It is easy to make excuses for inaction and failure, but this is not the time to embrace or justify either inaction or failure. This is a moment for leadership.
Leadership means being prepared to move a little ahead of public opinion so as to give direction and hope to a society.
The temptation for a weak or insecure leader is to stand his ground and not move out of his party’s comfort zone.
In a recent radio discussion I was told not to expect any dramatic gestures in the Haass talks because there are elections due in May. No leader, least of all Peter Robinson of the DUP, will want to leave himself exposed to criticism by doing something edgy or innovative, it was argued.
I think better of him. Mr Robinson and Martin McGuinness, the First and Deputy First Ministers, invited Richard Haass to help them get over a difficulty in the peace and political processes.
He was their first choice to chair negotiations, and the timing of the talks, with local and European elections scheduled in May, was their call.
If either man is such a fool as to believe that negotiations were possible without compromise or sacrifice being involved, then, as a society, we are in deep trouble. We will have the opportunity to send the parties a message in May.
Of course there is a difference between being prepared, in principle, to make a compromise and actually having the courage to make a decision that risks criticism from some supporters. It is easier to make an inspirational speech or talk about a shared future than to actually do something about it.
Yet doing nothing or sticking on familiar ground is not a safe option. If no agreement is reached on flags, parading or the past, there is a price to be paid. It will be paid in terms of social cohesion and our international reputation. When Richard Haass first came here he was asked what friends in America thought of his posting. He replied that most of them were surprised because they thought our problem here was largely sorted.
When you are looking for foreign direct investment and international tourists, it is not a good thing to tell the world that there are still problems here which nobody is prepared to tackle and which could flare up at any time.

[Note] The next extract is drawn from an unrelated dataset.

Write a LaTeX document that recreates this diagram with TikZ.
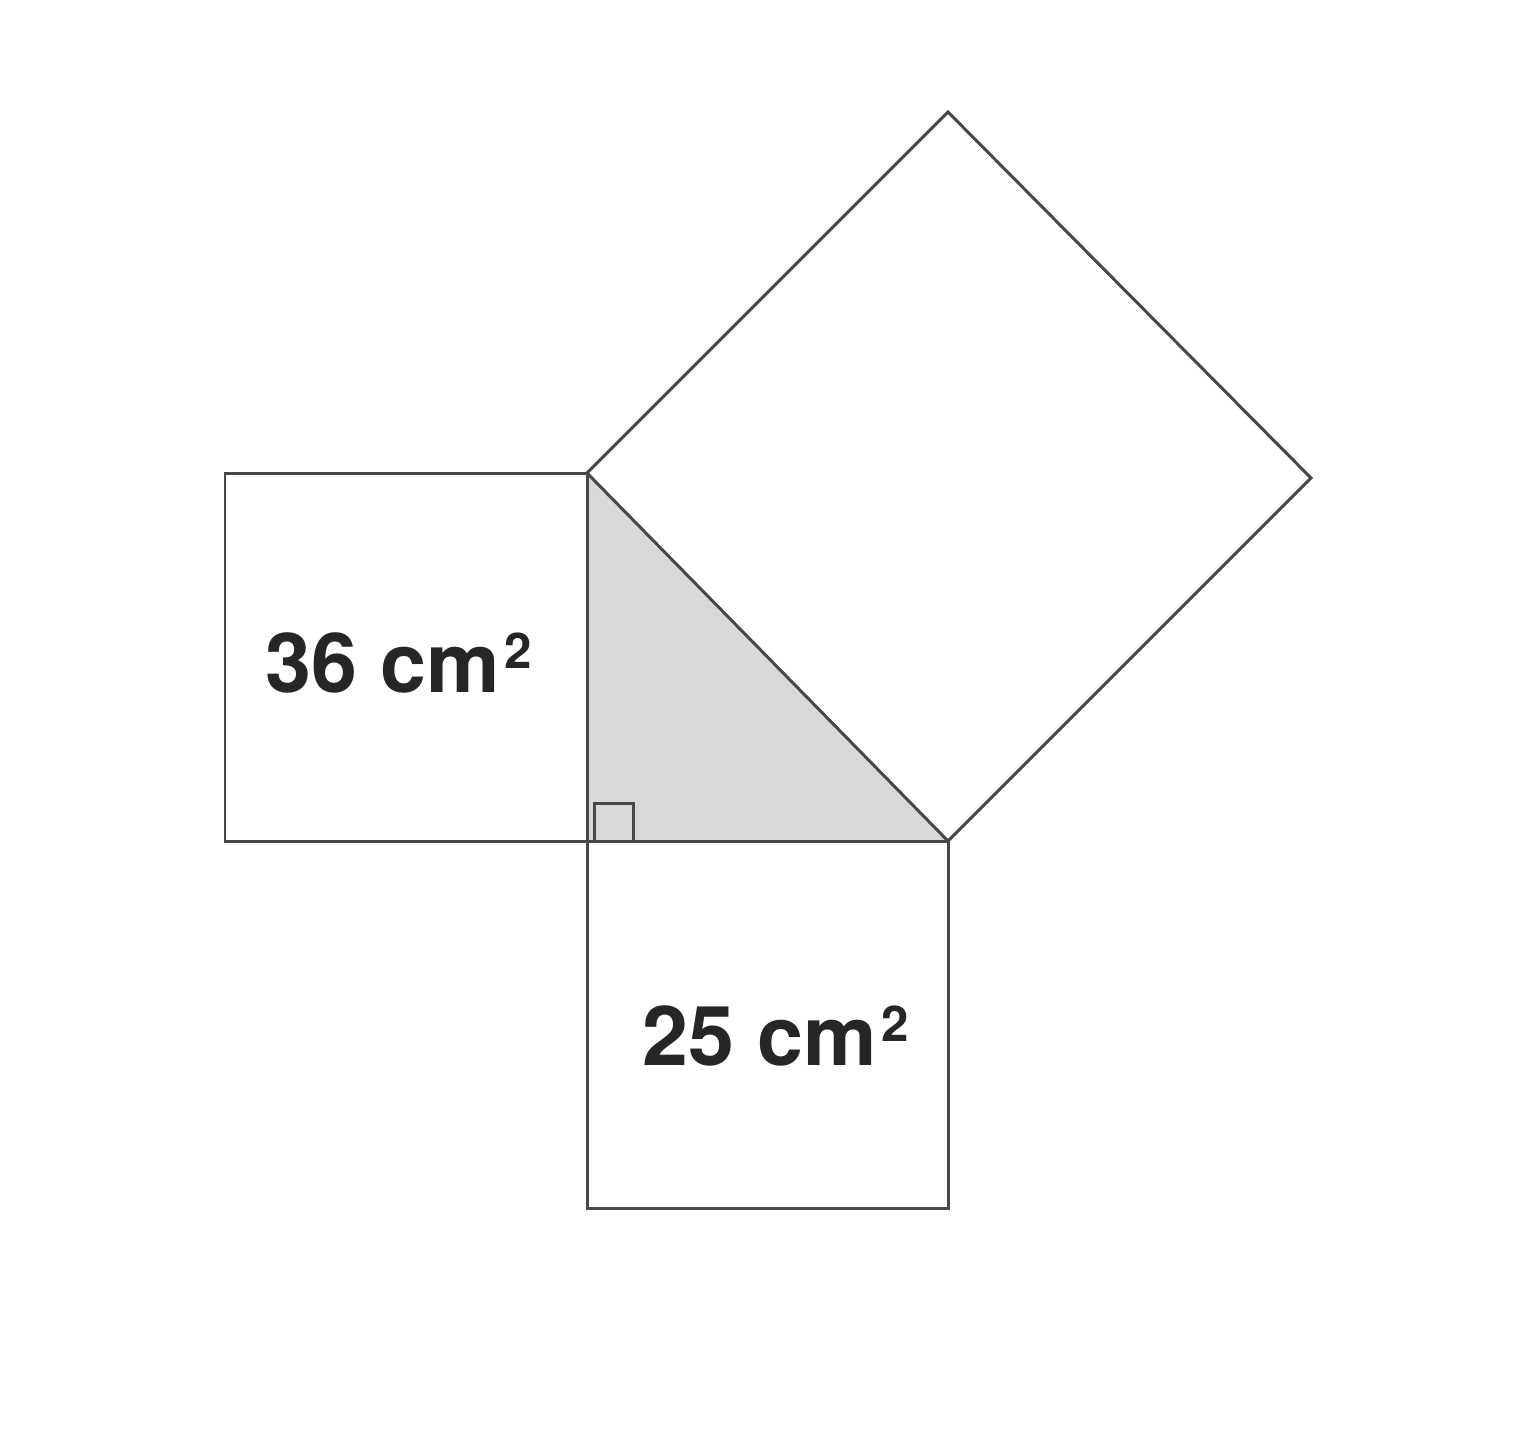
\documentclass[tikz,border=0pt]{standalone}
\usepackage{fontspec}
\setmainfont{TeX Gyre Heros}
\usepackage{tikz}
\usepackage[svgnames]{xcolor}
\newcommand{\areaunit}{cm\kern0.06em\raisebox{6.6pt}{\fontsize{14}{14}\selectfont 2}}

\begin{document}
\begin{tikzpicture}
                        [
                            x=0.01cm, y=-0.01cm,
                            edge style/.style={line width=0.85pt, color=black!72, line join=miter},
                            area label/.style={anchor=base, font=\fontsize{23.5}{26}\selectfont\bfseries, text=black!85, inner sep=0pt}
                        ]
                        \useasboundingbox (0,0) rectangle (1536,1439);
                        % vertices of the triangle and the squares
                        \coordinate (C) at (587,841);
                        \coordinate (A) at (587,473);
                        \coordinate (B) at (948,841);
                        \coordinate (L1) at (225,473);
                        \coordinate (L2) at (225,841);
                        \coordinate (D1) at (587,1208);
                        \coordinate (D2) at (948,1208);
                        \coordinate (H1) at (948,112);
                        \coordinate (H2) at (1311,478);
                        % shaded triangle
                        \fill[gray!30] (A) -- (B) -- (C) -- cycle;
                        \draw[edge style] (A) -- (B);
                        % squares on the sides
                        \draw[edge style] (C) -- (A) -- (L1) -- (L2) -- cycle;
                        \draw[edge style] (C) -- (B) -- (D2) -- (D1) -- cycle;
                        \draw[edge style] (A) -- (H1) -- (H2) -- (B);
                        % right angle mark
                        \draw[edge style] (594,841) rectangle (633,803);
                        \node[area label] (left area) at (399,692) {36 \areaunit};
                        \node[area label] (bottom area) at (776,1065) {25 \areaunit};
                        \end{tikzpicture}
\end{document}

If we fail to reach agreement, Dr Haass and Professor O’Sullivan are likely to produce a paper pointing out where, in their opinion, we went wrong and failed to compromise.
If we succeed, we will be presented as an example of how a society can move on from intractable problems.
There are high stakes here. We need to start 2014 with substantial progress on parades and dealing with the past in a way that will enable us to face the truth about our troubled history.
That could win the support, both in words and resources, of London, Dublin and Washington.
The impasse on flags is serious, but it need not be a complete disaster if we can put in place a process for beginning to deal with the issue in a transparent, agreed way.
DIARY OF THE ENDGAME
Noon: The deadline for responses to a list of questions which Dr Haass and Professor O’Sullivan sent to the parties yesterday morning.
Tonight: Haass and O’Sullivan send the five Executive parties a new draft of their paper.
9.10am: Haass and O’Sullivan arrive on the ‘red eye’ flight from New York.
12pm: Haass and O’Sullivan meet all the parties |individually.
Evening: Round-table talks with the five parties.
Haass and O’Sullivan adjust their paper and talk to parties that are prepared to continue working. Last week the DUP took Sunday off on religious grounds, and it may well do so again.
Morning: Final talks with the parties.
Afternoon: If agreement is reached, the announcement is pencilled in for now.
Haass and O’Sullivan return to the US.